• Given records:
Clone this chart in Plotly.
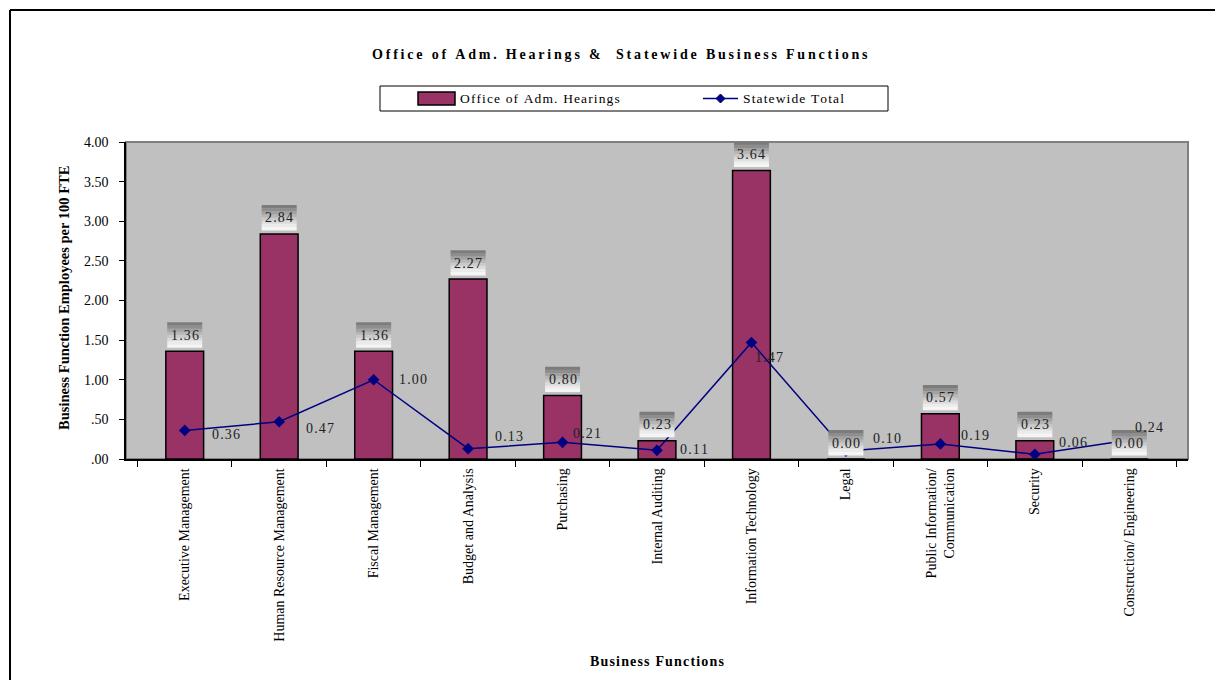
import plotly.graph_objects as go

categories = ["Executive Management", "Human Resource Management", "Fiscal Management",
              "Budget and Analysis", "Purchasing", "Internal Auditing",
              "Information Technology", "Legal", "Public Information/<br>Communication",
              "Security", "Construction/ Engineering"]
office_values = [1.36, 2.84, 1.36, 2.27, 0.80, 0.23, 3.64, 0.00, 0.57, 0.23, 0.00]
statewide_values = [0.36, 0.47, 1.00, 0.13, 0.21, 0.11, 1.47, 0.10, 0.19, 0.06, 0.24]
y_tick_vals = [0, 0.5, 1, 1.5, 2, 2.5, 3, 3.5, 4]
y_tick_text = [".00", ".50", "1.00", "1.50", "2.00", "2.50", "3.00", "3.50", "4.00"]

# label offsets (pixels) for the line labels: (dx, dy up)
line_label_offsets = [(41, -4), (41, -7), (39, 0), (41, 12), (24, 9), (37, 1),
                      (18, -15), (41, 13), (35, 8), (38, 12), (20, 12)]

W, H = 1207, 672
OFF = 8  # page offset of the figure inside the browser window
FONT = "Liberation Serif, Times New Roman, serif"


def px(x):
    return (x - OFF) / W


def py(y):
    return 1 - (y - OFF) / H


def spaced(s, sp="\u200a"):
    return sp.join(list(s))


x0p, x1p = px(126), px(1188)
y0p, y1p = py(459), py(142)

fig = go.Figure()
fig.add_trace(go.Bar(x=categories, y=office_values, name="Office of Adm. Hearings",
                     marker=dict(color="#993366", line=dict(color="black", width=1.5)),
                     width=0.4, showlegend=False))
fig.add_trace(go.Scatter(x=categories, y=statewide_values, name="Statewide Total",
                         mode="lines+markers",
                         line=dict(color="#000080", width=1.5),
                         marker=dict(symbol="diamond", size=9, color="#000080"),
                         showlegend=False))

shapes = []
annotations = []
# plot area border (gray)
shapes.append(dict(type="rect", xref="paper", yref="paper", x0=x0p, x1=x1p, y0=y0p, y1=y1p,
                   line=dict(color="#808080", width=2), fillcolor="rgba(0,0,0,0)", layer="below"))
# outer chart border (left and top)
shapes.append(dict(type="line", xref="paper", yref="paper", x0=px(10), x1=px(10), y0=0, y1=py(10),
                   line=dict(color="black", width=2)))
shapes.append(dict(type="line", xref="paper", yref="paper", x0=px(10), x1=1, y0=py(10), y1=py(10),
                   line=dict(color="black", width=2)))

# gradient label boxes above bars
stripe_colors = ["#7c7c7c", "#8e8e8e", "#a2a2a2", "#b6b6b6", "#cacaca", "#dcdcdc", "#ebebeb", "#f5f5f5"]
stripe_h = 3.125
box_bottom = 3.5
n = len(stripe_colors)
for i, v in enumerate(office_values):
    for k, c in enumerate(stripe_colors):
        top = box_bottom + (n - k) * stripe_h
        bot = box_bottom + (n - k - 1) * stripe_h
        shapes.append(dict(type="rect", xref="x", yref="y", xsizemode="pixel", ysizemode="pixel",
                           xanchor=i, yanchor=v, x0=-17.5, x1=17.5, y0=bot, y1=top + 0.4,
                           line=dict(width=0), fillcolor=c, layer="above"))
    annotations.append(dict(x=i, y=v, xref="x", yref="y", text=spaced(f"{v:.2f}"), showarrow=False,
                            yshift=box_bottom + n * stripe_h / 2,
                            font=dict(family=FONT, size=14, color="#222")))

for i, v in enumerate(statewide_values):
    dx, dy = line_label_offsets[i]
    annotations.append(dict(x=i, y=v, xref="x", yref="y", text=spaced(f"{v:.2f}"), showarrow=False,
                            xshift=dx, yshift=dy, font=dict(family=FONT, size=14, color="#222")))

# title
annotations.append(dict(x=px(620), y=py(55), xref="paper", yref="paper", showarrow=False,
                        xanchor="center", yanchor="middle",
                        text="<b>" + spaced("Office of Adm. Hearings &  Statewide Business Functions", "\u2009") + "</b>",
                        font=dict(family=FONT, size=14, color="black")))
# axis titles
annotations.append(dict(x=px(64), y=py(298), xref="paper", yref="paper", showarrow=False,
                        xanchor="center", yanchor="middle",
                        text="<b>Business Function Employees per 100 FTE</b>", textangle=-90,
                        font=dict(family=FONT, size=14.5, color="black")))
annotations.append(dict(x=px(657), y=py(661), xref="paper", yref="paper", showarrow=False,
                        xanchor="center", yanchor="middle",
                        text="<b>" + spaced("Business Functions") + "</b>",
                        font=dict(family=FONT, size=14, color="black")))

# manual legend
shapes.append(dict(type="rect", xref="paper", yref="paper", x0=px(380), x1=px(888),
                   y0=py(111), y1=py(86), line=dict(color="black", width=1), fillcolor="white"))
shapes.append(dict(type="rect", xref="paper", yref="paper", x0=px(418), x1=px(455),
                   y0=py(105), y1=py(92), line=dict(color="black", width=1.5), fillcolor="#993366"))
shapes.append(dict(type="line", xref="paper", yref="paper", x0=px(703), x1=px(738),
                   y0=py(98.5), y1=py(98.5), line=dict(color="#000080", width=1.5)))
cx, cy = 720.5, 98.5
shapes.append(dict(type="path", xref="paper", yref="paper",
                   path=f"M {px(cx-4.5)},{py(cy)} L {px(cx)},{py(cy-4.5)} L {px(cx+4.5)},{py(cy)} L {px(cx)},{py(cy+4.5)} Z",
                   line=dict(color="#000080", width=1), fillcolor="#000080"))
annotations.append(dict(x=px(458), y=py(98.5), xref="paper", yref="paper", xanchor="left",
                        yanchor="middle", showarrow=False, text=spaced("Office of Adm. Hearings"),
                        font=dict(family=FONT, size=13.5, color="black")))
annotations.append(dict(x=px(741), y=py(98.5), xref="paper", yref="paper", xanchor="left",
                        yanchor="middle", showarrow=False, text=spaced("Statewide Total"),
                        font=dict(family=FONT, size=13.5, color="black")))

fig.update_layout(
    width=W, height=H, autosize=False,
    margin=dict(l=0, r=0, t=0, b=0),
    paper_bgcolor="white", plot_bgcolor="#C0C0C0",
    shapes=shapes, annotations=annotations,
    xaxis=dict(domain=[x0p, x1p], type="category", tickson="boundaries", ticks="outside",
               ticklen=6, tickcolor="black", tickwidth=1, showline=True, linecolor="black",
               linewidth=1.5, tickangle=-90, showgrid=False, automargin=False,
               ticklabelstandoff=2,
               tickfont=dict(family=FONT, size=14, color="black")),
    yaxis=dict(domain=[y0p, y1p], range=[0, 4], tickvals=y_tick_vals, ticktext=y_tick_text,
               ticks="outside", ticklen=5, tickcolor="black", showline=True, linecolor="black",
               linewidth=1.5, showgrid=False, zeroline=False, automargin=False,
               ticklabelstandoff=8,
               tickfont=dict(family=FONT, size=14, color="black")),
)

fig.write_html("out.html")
---
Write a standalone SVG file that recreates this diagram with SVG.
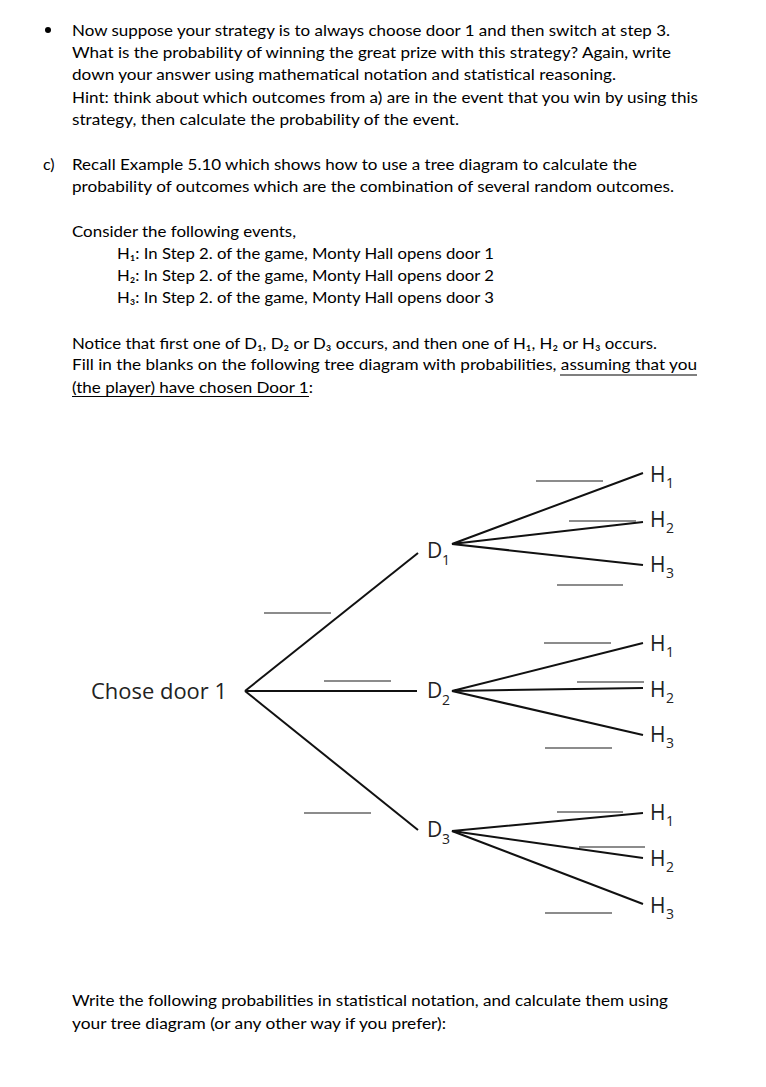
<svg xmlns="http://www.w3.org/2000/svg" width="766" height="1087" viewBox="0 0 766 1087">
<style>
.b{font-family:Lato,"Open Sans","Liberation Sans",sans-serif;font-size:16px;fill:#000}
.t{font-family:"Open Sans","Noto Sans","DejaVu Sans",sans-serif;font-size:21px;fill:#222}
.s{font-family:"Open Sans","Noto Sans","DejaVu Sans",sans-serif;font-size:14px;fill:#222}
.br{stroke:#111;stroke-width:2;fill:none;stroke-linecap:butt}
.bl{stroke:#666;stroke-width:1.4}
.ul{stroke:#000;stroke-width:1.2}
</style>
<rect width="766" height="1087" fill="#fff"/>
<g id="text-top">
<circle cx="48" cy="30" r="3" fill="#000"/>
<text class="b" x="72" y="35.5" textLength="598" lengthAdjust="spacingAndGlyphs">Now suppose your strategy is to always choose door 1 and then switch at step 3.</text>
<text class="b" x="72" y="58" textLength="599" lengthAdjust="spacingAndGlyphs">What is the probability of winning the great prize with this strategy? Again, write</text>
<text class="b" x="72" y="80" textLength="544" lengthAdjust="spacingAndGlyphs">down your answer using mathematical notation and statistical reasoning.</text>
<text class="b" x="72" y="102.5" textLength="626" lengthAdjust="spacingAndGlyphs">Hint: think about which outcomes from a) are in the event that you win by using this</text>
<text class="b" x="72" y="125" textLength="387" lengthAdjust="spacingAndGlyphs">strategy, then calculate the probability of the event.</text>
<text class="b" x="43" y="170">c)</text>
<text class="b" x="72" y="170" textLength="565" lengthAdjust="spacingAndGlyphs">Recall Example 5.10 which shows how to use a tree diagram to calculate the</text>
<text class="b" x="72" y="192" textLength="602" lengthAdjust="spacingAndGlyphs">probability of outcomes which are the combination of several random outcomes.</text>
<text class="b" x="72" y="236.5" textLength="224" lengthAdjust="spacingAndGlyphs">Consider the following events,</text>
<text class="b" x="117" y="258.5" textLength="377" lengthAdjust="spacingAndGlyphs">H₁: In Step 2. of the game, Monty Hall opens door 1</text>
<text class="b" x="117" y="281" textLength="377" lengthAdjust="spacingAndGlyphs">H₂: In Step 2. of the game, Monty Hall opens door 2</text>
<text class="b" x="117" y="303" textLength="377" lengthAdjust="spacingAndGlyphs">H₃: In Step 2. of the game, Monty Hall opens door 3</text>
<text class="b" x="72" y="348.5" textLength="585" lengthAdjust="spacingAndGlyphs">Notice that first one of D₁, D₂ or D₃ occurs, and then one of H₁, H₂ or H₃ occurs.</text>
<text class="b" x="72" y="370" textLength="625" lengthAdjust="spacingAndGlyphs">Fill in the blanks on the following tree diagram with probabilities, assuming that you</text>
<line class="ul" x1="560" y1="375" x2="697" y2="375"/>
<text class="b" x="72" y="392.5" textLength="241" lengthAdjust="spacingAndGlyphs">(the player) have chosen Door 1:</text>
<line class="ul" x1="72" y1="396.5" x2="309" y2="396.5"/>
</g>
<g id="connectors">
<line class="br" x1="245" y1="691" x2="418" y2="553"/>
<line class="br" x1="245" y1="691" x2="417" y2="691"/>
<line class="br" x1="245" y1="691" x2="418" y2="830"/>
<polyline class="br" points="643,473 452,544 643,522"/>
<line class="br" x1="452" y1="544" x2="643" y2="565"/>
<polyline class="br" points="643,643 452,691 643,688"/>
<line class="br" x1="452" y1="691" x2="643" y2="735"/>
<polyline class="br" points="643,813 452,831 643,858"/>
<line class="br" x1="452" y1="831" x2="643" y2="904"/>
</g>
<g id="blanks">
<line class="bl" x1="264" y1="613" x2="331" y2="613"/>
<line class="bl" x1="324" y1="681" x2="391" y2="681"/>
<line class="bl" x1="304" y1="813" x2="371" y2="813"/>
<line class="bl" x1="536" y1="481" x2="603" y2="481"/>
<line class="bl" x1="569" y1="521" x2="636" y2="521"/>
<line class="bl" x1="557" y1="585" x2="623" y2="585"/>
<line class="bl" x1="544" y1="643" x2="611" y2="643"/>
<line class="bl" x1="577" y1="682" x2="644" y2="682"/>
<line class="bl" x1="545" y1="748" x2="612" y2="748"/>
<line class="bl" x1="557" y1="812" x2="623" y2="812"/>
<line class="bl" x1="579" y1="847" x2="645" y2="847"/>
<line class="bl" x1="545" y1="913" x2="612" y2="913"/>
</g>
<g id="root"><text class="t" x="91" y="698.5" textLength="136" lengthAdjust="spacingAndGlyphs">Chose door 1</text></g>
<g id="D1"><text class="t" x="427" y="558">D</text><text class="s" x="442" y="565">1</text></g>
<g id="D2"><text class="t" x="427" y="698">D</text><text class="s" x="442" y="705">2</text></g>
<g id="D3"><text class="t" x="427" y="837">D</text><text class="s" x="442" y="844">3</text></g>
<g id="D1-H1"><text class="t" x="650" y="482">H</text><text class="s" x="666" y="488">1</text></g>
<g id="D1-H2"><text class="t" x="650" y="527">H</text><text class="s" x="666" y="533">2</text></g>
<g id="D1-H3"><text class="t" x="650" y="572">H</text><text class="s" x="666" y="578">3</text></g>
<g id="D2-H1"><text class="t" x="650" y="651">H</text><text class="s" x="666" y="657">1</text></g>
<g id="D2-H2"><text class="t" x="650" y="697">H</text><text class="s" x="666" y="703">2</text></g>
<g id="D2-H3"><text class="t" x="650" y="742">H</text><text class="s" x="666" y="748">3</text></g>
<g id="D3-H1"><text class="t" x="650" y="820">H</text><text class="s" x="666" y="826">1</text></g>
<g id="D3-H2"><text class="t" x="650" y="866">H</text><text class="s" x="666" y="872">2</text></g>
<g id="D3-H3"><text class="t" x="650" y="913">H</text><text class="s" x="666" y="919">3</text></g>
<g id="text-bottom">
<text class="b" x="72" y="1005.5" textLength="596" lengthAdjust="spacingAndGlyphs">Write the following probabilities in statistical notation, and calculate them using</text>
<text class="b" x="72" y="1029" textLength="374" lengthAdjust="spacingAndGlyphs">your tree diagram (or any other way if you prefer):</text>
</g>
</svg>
==
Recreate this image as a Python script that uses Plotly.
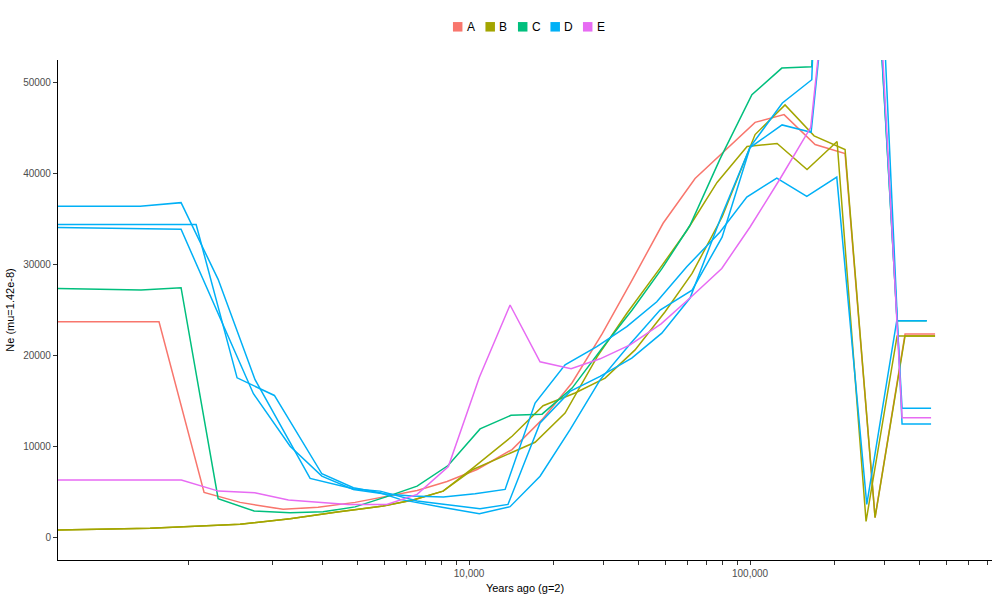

• Work to do:
Copy out exactly the material that runs from the line with "Clone this chart in Plotly." to the line with "(18, -15), (41, 13), (35, 8), (38, 12), (20, 12)]", ends included, and leave the pictures behind.

• Exercise answer:
Clone this chart in Plotly.
import plotly.graph_objects as go

categories = ["Executive Management", "Human Resource Management", "Fiscal Management",
              "Budget and Analysis", "Purchasing", "Internal Auditing",
              "Information Technology", "Legal", "Public Information/<br>Communication",
              "Security", "Construction/ Engineering"]
office_values = [1.36, 2.84, 1.36, 2.27, 0.80, 0.23, 3.64, 0.00, 0.57, 0.23, 0.00]
statewide_values = [0.36, 0.47, 1.00, 0.13, 0.21, 0.11, 1.47, 0.10, 0.19, 0.06, 0.24]
y_tick_vals = [0, 0.5, 1, 1.5, 2, 2.5, 3, 3.5, 4]
y_tick_text = [".00", ".50", "1.00", "1.50", "2.00", "2.50", "3.00", "3.50", "4.00"]

# label offsets (pixels) for the line labels: (dx, dy up)
line_label_offsets = [(41, -4), (41, -7), (39, 0), (41, 12), (24, 9), (37, 1),
                      (18, -15), (41, 13), (35, 8), (38, 12), (20, 12)]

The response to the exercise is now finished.